This week, our Four Questions feature is being answered by some of Georgia’s best-known retired coaches. We continue today with Dan Pitts, who coached for 39 seasons at Mary Persons and retired in 1998 as the winningest coach in Georgia history with a record of 346-109-4 (Larry Campbell of Lincoln County later broke the mark). Pitts’ Mary Persons teams won 15 region titles and one state championship (1980). Pitts is a member of the Georgia Sports Hall of Fame and the Georgia Athletic Coaches Association Hall of Fame.

Dan Pitts

1. What is the most memorable game you've been a part of as a player or coach? "To me it was the 1960 Fort Valley game when we won 19-14. We had been going really poorly [2-8 in 1959, Pitts' first season, and then 2-3 entering that game]. That's the biggest game in my career really because I was about to get fired. Fort Valley was the best team in our region, and then that was the first winning season we had." [Pitts was only 12-28 in his first four years but finished with 32 consecutive winning seasons.]

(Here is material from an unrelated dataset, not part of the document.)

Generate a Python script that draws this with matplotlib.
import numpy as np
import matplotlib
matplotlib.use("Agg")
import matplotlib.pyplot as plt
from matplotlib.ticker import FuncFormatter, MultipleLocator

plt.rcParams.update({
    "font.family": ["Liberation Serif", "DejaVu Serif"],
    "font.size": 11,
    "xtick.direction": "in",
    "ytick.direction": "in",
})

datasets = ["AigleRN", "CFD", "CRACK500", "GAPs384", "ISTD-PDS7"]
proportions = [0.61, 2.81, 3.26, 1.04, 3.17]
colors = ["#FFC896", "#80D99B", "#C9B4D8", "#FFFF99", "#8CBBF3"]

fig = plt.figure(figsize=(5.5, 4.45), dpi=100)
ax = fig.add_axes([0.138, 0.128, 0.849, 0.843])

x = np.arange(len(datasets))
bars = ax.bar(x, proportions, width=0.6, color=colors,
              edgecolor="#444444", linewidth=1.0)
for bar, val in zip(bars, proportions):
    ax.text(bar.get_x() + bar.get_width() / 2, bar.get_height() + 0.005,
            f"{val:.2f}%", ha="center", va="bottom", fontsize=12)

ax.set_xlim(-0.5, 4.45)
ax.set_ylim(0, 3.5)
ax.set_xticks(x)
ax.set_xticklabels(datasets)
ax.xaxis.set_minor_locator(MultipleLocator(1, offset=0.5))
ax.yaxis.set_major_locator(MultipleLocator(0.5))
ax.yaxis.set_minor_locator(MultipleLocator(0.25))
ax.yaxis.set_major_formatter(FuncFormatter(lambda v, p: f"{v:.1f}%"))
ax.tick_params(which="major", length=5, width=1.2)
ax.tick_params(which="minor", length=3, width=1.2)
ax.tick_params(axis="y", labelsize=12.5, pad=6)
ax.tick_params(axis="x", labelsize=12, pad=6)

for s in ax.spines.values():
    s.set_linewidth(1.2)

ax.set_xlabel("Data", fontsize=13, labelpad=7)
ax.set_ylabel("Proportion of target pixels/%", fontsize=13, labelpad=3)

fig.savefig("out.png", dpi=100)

2. Which high school coach would you want your son to play for, and why? "Ray Lamb probably. He was a very good coach, and he treated people the way I thought you should be treated." [Pitts and Lamb never faced each other as opposing head coaches, though they were contemporaries. But they became close friends who speak to each other almost weekly.]

3. What is your pet peeve as a coach or favorite saying/motto? "What was always the most important thing to me was attendance, everybody being here every day. We tried to do that at Mary Persons. I coached for 39 years and never missed a practice, and few players did either."

4. Which GHSA policy or high school football rule would you most like to see changed? "Football has changed slightly every year, so it could be a lot of different things. I think there's too much moving around by players. That's one problem. People are recruiting now. They didn't used to do that. We very seldom had anyone move in. We had some, but not like now, and it was because parents got a different job, not because they wanted to go to a different school."